= EXERCISE DESCRIPTION =
Give again, verbatim, the lines between the line that contains "Write a Python" and the line that contains "fig = plt.figure(figsize=(W", counting both ends. Pictures are excluded from the copy.

= SUPPLIED INFORMATION =
---------------

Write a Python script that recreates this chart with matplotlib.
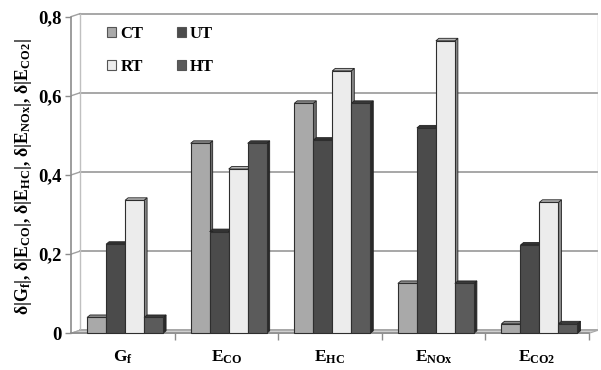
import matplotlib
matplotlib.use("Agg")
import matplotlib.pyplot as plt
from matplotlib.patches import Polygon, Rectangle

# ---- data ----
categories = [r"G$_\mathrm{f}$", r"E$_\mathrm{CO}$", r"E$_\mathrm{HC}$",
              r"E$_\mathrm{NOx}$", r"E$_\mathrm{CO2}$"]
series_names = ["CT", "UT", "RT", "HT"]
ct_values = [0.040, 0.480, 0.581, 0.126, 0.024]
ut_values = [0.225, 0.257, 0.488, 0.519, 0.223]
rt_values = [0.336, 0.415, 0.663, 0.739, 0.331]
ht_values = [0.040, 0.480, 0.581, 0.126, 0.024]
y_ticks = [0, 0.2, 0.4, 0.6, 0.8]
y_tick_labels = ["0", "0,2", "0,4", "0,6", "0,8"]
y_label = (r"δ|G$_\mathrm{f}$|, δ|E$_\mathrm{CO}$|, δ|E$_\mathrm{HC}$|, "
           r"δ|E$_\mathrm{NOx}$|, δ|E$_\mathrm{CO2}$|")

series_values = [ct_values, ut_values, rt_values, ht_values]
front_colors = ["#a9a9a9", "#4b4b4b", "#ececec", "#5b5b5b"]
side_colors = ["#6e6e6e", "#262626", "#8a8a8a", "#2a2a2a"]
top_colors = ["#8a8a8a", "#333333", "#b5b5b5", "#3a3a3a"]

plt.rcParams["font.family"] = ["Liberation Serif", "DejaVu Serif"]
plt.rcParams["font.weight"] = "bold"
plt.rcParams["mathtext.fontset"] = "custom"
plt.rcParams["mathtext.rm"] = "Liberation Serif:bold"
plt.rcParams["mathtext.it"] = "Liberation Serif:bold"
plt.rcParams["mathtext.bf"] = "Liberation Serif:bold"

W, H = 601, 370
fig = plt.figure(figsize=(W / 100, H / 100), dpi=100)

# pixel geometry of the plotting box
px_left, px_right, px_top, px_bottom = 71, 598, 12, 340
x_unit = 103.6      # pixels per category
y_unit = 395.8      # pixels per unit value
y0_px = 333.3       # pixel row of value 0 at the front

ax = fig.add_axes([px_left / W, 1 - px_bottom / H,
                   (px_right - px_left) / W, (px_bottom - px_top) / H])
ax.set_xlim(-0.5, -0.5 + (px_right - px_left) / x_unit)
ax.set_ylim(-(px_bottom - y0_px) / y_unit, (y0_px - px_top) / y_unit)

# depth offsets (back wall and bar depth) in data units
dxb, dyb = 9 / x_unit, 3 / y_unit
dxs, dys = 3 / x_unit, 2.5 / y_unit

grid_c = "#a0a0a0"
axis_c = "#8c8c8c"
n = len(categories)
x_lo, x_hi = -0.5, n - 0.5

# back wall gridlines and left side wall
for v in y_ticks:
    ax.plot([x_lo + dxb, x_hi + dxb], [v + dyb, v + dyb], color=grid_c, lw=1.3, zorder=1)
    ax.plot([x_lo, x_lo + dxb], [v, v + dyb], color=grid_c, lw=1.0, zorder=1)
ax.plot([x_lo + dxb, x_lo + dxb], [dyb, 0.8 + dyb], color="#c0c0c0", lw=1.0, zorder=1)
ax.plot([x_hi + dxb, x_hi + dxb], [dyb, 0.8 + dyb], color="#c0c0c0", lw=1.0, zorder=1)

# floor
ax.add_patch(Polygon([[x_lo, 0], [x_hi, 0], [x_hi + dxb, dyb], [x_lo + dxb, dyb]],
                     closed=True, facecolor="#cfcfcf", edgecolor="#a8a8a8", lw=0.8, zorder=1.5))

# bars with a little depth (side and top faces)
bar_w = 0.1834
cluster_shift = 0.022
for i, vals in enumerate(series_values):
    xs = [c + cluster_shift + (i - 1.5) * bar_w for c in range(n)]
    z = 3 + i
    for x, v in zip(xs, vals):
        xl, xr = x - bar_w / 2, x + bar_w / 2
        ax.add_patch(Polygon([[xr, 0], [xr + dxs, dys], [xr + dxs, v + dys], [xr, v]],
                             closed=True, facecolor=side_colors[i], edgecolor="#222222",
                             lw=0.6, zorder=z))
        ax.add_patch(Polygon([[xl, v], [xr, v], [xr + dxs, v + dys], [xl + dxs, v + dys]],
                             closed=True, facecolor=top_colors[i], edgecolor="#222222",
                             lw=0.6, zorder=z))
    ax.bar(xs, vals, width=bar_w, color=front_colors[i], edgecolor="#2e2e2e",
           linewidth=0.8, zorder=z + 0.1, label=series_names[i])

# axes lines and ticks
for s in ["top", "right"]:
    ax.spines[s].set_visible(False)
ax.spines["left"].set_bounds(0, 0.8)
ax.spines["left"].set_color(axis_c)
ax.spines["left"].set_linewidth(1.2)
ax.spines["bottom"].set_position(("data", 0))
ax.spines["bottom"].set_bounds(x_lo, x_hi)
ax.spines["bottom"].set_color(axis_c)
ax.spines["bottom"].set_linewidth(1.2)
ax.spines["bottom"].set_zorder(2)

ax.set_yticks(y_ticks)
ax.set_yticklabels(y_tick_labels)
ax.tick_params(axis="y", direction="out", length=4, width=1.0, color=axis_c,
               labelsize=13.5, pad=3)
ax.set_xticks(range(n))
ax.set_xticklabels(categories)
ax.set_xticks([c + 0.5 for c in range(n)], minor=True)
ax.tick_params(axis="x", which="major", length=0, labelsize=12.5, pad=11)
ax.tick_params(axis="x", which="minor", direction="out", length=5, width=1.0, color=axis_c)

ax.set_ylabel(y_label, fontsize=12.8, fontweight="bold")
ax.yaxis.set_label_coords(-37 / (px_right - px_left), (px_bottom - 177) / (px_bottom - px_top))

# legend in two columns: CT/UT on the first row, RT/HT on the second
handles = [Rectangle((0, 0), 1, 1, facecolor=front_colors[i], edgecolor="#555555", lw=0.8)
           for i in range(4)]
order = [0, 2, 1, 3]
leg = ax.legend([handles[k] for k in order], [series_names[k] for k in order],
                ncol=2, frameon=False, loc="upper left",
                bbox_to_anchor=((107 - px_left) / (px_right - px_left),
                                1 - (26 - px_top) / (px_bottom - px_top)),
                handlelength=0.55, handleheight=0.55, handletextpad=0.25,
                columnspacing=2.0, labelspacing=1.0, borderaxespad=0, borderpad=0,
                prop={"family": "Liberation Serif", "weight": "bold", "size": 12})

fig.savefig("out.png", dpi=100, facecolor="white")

---------------

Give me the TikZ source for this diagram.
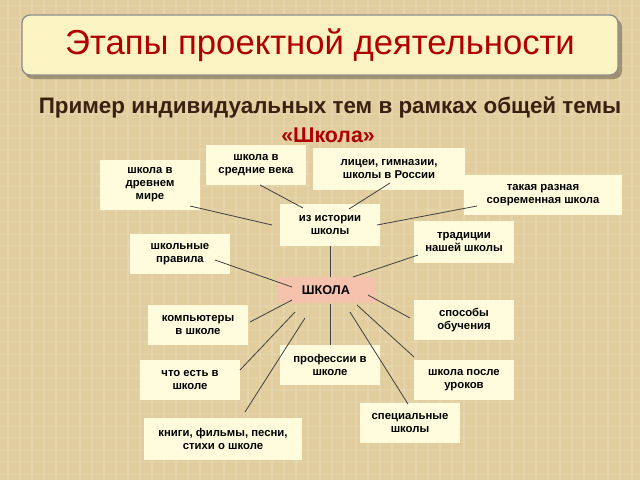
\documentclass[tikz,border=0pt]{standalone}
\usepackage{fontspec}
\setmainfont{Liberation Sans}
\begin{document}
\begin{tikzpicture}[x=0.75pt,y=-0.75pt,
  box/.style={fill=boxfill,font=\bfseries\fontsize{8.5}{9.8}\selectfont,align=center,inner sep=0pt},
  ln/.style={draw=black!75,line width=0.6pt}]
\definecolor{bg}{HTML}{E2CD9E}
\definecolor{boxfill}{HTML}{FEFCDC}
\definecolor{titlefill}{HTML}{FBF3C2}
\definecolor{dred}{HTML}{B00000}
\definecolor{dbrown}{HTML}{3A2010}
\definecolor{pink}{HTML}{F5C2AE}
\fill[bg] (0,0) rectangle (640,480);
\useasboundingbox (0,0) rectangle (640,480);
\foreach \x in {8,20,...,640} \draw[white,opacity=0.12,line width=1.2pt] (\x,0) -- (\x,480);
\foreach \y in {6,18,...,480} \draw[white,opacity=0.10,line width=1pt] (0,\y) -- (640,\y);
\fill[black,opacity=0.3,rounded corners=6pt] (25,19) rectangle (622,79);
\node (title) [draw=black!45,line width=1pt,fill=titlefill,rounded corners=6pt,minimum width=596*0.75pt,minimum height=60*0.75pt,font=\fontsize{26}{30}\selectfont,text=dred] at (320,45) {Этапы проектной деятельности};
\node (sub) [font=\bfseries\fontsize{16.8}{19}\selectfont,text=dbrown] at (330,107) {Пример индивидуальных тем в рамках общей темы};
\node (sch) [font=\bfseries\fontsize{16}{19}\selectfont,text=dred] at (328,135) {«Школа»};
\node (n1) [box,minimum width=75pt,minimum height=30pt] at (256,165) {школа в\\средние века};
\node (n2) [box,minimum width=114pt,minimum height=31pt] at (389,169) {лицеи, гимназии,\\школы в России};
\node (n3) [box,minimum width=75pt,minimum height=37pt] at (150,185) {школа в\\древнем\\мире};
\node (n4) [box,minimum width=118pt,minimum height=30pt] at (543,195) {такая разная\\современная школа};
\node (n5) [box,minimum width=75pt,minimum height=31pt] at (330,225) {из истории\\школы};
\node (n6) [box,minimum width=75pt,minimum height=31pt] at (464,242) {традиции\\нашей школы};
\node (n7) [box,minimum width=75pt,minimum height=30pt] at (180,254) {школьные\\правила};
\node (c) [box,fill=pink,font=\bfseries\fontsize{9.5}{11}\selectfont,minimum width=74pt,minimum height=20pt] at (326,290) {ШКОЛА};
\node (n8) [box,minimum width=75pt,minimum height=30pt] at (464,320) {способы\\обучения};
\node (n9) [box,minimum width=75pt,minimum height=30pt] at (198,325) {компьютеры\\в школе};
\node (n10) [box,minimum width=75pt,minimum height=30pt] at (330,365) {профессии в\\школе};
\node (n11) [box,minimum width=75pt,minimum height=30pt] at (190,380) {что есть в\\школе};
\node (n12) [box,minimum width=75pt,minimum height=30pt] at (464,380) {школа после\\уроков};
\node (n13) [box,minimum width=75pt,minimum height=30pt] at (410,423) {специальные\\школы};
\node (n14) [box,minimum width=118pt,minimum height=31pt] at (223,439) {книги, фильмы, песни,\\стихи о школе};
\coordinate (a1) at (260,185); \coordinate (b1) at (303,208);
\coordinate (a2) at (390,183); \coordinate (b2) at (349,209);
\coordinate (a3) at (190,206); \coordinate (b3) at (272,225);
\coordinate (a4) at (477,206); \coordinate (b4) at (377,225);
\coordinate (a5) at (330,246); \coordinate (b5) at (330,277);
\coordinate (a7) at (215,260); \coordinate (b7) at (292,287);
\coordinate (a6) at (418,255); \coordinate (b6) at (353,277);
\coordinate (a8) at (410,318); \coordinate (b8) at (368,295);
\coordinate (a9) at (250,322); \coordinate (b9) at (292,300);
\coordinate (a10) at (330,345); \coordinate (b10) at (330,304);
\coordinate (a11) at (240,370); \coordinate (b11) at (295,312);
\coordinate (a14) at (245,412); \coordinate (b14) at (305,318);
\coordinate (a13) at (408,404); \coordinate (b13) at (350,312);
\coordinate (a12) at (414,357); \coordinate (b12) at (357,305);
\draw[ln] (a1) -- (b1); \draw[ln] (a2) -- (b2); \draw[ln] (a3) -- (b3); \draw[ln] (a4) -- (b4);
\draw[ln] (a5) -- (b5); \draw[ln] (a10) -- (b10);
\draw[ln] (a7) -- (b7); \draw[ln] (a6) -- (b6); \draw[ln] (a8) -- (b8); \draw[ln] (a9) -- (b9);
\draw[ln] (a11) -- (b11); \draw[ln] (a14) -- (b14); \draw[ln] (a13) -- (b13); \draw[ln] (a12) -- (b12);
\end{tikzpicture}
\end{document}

---------------

= OUTPUT =
Write a Python script that recreates this chart with matplotlib.
import matplotlib
matplotlib.use("Agg")
import matplotlib.pyplot as plt
from matplotlib.patches import Polygon, Rectangle

# ---- data ----
categories = [r"G$_\mathrm{f}$", r"E$_\mathrm{CO}$", r"E$_\mathrm{HC}$",
              r"E$_\mathrm{NOx}$", r"E$_\mathrm{CO2}$"]
series_names = ["CT", "UT", "RT", "HT"]
ct_values = [0.040, 0.480, 0.581, 0.126, 0.024]
ut_values = [0.225, 0.257, 0.488, 0.519, 0.223]
rt_values = [0.336, 0.415, 0.663, 0.739, 0.331]
ht_values = [0.040, 0.480, 0.581, 0.126, 0.024]
y_ticks = [0, 0.2, 0.4, 0.6, 0.8]
y_tick_labels = ["0", "0,2", "0,4", "0,6", "0,8"]
y_label = (r"δ|G$_\mathrm{f}$|, δ|E$_\mathrm{CO}$|, δ|E$_\mathrm{HC}$|, "
           r"δ|E$_\mathrm{NOx}$|, δ|E$_\mathrm{CO2}$|")

series_values = [ct_values, ut_values, rt_values, ht_values]
front_colors = ["#a9a9a9", "#4b4b4b", "#ececec", "#5b5b5b"]
side_colors = ["#6e6e6e", "#262626", "#8a8a8a", "#2a2a2a"]
top_colors = ["#8a8a8a", "#333333", "#b5b5b5", "#3a3a3a"]

plt.rcParams["font.family"] = ["Liberation Serif", "DejaVu Serif"]
plt.rcParams["font.weight"] = "bold"
plt.rcParams["mathtext.fontset"] = "custom"
plt.rcParams["mathtext.rm"] = "Liberation Serif:bold"
plt.rcParams["mathtext.it"] = "Liberation Serif:bold"
plt.rcParams["mathtext.bf"] = "Liberation Serif:bold"

W, H = 601, 370
fig = plt.figure(figsize=(W / 100, H / 100), dpi=100)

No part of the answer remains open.